Saturday, October 15, 2016
Posted by el duque at 7:55 AM
2. He's already succeeded in NYC, had his best year as a Met. He knows the media, the sushi restaurants, the hookers, the corners where you can buy Rolexes for $5! damn - even the secret bars that offer Utica Club on tap! (Fuck the microbreweries! U-C!) He's probably still subletting his house in Westchester. Bring him home!
3. He won't cost us our first-round draft pick next June. This is critical. We've finally started drafting consensus, high-ceiling (and expensive) studs, instead of whimsical, dart board (and inexpensive) projects, (Hello, Cito Culver.) Toronto won't give him a $17 million qualifying offer. (He made just $12 million this year.) We'd buy him without going back into youth hibernation.

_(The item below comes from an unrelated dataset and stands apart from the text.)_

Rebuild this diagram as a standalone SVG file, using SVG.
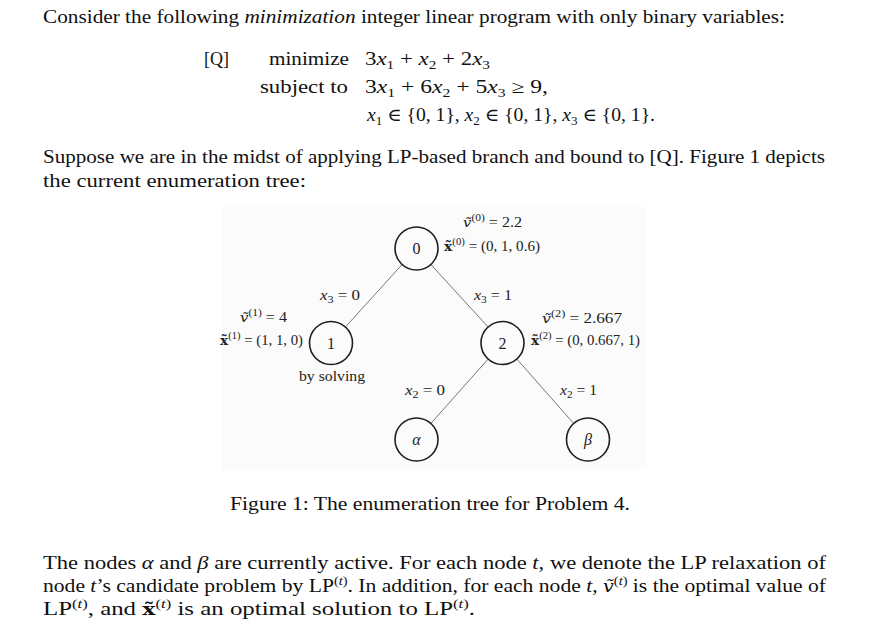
<svg xmlns="http://www.w3.org/2000/svg" width="884" height="629" viewBox="0 0 884 629">
<style>
.t{font-family:"Liberation Serif","DejaVu Serif",serif;font-size:18px;fill:#111}
.i{font-style:italic}
.f{font-family:"Liberation Serif","DejaVu Serif",serif;font-size:14px;fill:#222}
.b{font-weight:bold}
.dv{font-family:"DejaVu Serif",serif}
.nd{fill:none;stroke:#1e1e1e;stroke-width:1.6}
.nl{font-family:"Liberation Serif","DejaVu Serif",serif;font-size:16px;fill:#222;text-anchor:middle}
.e{stroke:#777;stroke-width:1;fill:none}
</style>
<rect width="884" height="629" fill="#ffffff"/>
<text class="t" x="43" y="23" textLength="742" lengthAdjust="spacingAndGlyphs">Consider the following <tspan class="i">minimization</tspan> integer linear program with only binary variables:</text>
<text class="t" x="204" y="65">[Q]</text>
<text class="t" x="269" y="65" textLength="80" lengthAdjust="spacingAndGlyphs">minimize</text>
<text class="t" x="260" y="93" textLength="88" lengthAdjust="spacingAndGlyphs">subject to</text>
<text class="t" x="365" y="65" textLength="125" lengthAdjust="spacingAndGlyphs">3<tspan class="i">x</tspan><tspan font-size="12" dy="4">1</tspan><tspan dy="-4"> + </tspan><tspan class="i">x</tspan><tspan font-size="12" dy="4">2</tspan><tspan dy="-4"> + 2</tspan><tspan class="i">x</tspan><tspan font-size="12" dy="4">3</tspan></text>
<text class="t" x="365" y="93" textLength="183" lengthAdjust="spacingAndGlyphs">3<tspan class="i">x</tspan><tspan font-size="12" dy="4">1</tspan><tspan dy="-4"> + 6</tspan><tspan class="i">x</tspan><tspan font-size="12" dy="4">2</tspan><tspan dy="-4"> + 5</tspan><tspan class="i">x</tspan><tspan font-size="12" dy="4">3</tspan><tspan dy="-4"> ≥ 9,</tspan></text>
<text class="t" x="367" y="121" textLength="288" lengthAdjust="spacingAndGlyphs"><tspan class="i">x</tspan><tspan font-size="12" dy="4">1</tspan><tspan dy="-4"> ∈ {0, 1}, </tspan><tspan class="i">x</tspan><tspan font-size="12" dy="4">2</tspan><tspan dy="-4"> ∈ {0, 1}, </tspan><tspan class="i">x</tspan><tspan font-size="12" dy="4">3</tspan><tspan dy="-4"> ∈ {0, 1}.</tspan></text>
<text class="t" x="43" y="163" textLength="782" lengthAdjust="spacingAndGlyphs">Suppose we are in the midst of applying LP-based branch and bound to [Q]. Figure 1 depicts</text>
<text class="t" x="43" y="187" textLength="263" lengthAdjust="spacingAndGlyphs">the current enumeration tree:</text>

<g id="figure">
<rect x="222" y="207" width="425" height="262" fill="#fbfbfb"/>
<g id="connectors">
<line class="e" x1="402.1" y1="264.5" x2="345.4" y2="327"/>
<line class="e" x1="430.9" y1="264.5" x2="488.1" y2="327"/>
<line class="e" x1="488.2" y1="359" x2="430.8" y2="423.5"/>
<line class="e" x1="516.8" y1="359" x2="573.7" y2="423.5"/>
<text class="f" x="320" y="300" textLength="40" lengthAdjust="spacingAndGlyphs"><tspan class="i">x</tspan><tspan font-size="10" dy="3">3</tspan><tspan dy="-3"> = 0</tspan></text>
<text class="f" x="474" y="300" textLength="38" lengthAdjust="spacingAndGlyphs"><tspan class="i">x</tspan><tspan font-size="10" dy="3">3</tspan><tspan dy="-3"> = 1</tspan></text>
<text class="f" x="405" y="395" textLength="40" lengthAdjust="spacingAndGlyphs"><tspan class="i">x</tspan><tspan font-size="10" dy="3">2</tspan><tspan dy="-3"> = 0</tspan></text>
<text class="f" x="560" y="395" textLength="37" lengthAdjust="spacingAndGlyphs"><tspan class="i">x</tspan><tspan font-size="10" dy="3">2</tspan><tspan dy="-3"> = 1</tspan></text>
</g>
<g id="node0">
<circle class="nd" cx="416.5" cy="248.5" r="21.5"/>
<text class="nl" x="416.5" y="254">0</text>
<text class="f" x="463" y="227" textLength="59" lengthAdjust="spacingAndGlyphs"><tspan class="i dv" font-size="13">ṽ</tspan><tspan font-size="10" dy="-6">(0)</tspan><tspan dy="6"> = 2.2</tspan></text>
<text class="f" x="444" y="251" textLength="96" lengthAdjust="spacingAndGlyphs"><tspan class="b dv" font-size="13">x̃</tspan><tspan font-size="10" dy="-6">(0)</tspan><tspan dy="6"> = (0, 1, 0.6)</tspan></text>
</g>
<g id="node1">
<circle class="nd" cx="331" cy="343" r="21.5"/>
<text class="nl" x="331" y="348.5">1</text>
<text class="f" x="240" y="322" textLength="47" lengthAdjust="spacingAndGlyphs"><tspan class="i dv" font-size="13">ṽ</tspan><tspan font-size="10" dy="-6">(1)</tspan><tspan dy="6"> = 4</tspan></text>
<text class="f" x="220" y="345" textLength="83" lengthAdjust="spacingAndGlyphs"><tspan class="b dv" font-size="13">x̃</tspan><tspan font-size="10" dy="-6">(1)</tspan><tspan dy="6"> = (1, 1, 0)</tspan></text>
<text class="f" x="299" y="381" font-size="16" textLength="66" lengthAdjust="spacingAndGlyphs">by solving</text>
</g>
<g id="node2">
<circle class="nd" cx="502.5" cy="343" r="21.5"/>
<text class="nl" x="502.5" y="348.5">2</text>
<text class="f" x="542" y="323" textLength="80" lengthAdjust="spacingAndGlyphs"><tspan class="i dv" font-size="13">ṽ</tspan><tspan font-size="10" dy="-6">(2)</tspan><tspan dy="6"> = 2.667</tspan></text>
<text class="f" x="531" y="345" textLength="109" lengthAdjust="spacingAndGlyphs"><tspan class="b dv" font-size="13">x̃</tspan><tspan font-size="10" dy="-6">(2)</tspan><tspan dy="6"> = (0, 0.667, 1)</tspan></text>
</g>
<g id="nodeAlpha">
<circle class="nd" cx="416.5" cy="439.5" r="21.5"/>
<text class="nl i" x="416.5" y="444.5">α</text>
</g>
<g id="nodeBeta">
<circle class="nd" cx="588" cy="439.5" r="21.5"/>
<text class="nl i" x="588" y="445">β</text>
</g>
</g>

<text class="t" x="230" y="510" textLength="400" lengthAdjust="spacingAndGlyphs">Figure 1: The enumeration tree for Problem 4.</text>
<text class="t" x="43" y="569" textLength="783" lengthAdjust="spacingAndGlyphs">The nodes <tspan class="i">α</tspan> and <tspan class="i">β</tspan> are currently active. For each node <tspan class="i">t</tspan>, we denote the LP relaxation of</text>
<text class="t" x="43" y="592" textLength="783" lengthAdjust="spacingAndGlyphs">node <tspan class="i">t</tspan>’s candidate problem by LP<tspan font-size="12" dy="-7">(<tspan class="i">t</tspan>)</tspan><tspan dy="7">. In addition, for each node </tspan><tspan class="i">t</tspan>, <tspan class="i dv" font-size="16">ṽ</tspan><tspan font-size="12" dy="-7">(<tspan class="i">t</tspan>)</tspan><tspan dy="7"> is the optimal value of</tspan></text>
<text class="t" x="43" y="615" textLength="432" lengthAdjust="spacingAndGlyphs">LP<tspan font-size="12" dy="-7">(<tspan class="i">t</tspan>)</tspan><tspan dy="7">, and </tspan><tspan class="b dv" font-size="16">x̃</tspan><tspan font-size="12" dy="-7">(<tspan class="i">t</tspan>)</tspan><tspan dy="7"> is an optimal solution to LP</tspan><tspan font-size="12" dy="-7">(<tspan class="i">t</tspan>)</tspan><tspan dy="7">.</tspan></text>
</svg>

4. He devours innings the way Paul O'Neill does press box buffet entries. (Coney is always in awe.) When all our 2017 rookies are sitting in Dr. Andrews waiting room, he'll still be out there. This guy will save not only our rotation but our bullpen.
5. We won't have to face the goddamm somebeeech no more. This could be the only reason, and it would still work. Jeez, I hate hate HATE facing knuckle-ballers. Back when we had big hitters, the mere appearance of a knuckler always vaulted them into prolonged slumps. The best thing you can do is bench your hitters, so they don't have their timing unhinged for a month.
6. We'll keep him from signing with Boston. The Redsocks know the value of the knuckler. They already have Steven Wright, who was challenging for the Cy Young before he got hurt. We can't let them have two knuckle-buddies. It would be like giving them a six-man rotation.
7. Addenda to 6: The Redsocks and Jays would now have to face the knuckleball. They've basically been spared this. Thus, their big, free-swinging lineups will get to see what they've missed. Suck on it.
8. The guy is smart. He writes obscure novels. Do you know how much discipline it takes to write an obscure novel? Try it sometime. As he grows older, he'll use his high-brow sensibilities to craft new ways to outsmart hitters. Think of each at bat as a plot twist, each pitch a literary device. Considering their new guidelines, if he pitches well, maybe the Nobel Committee will someday give him the Literary Prize. Or at least a Peabody.
9. He'll bring the amazing secrets of his knuckler to our franchise. We will crack open the sacred vault of knuckle knowledge. How does it work? What happens when you throw it. How the fuck does a guy throw 70 miles per hour and strike out professional hitters? Frankly, we need a guy who can teach the knuckle ball. He could be a great coach. Let's get him into the organization and start developing our own knucklers.
10. Without a beard, damn - he'll look like he's only 35! I bet he has his best year since the Mets. GET HIM, HAL, WHAT ARE YOU WAITING FOR?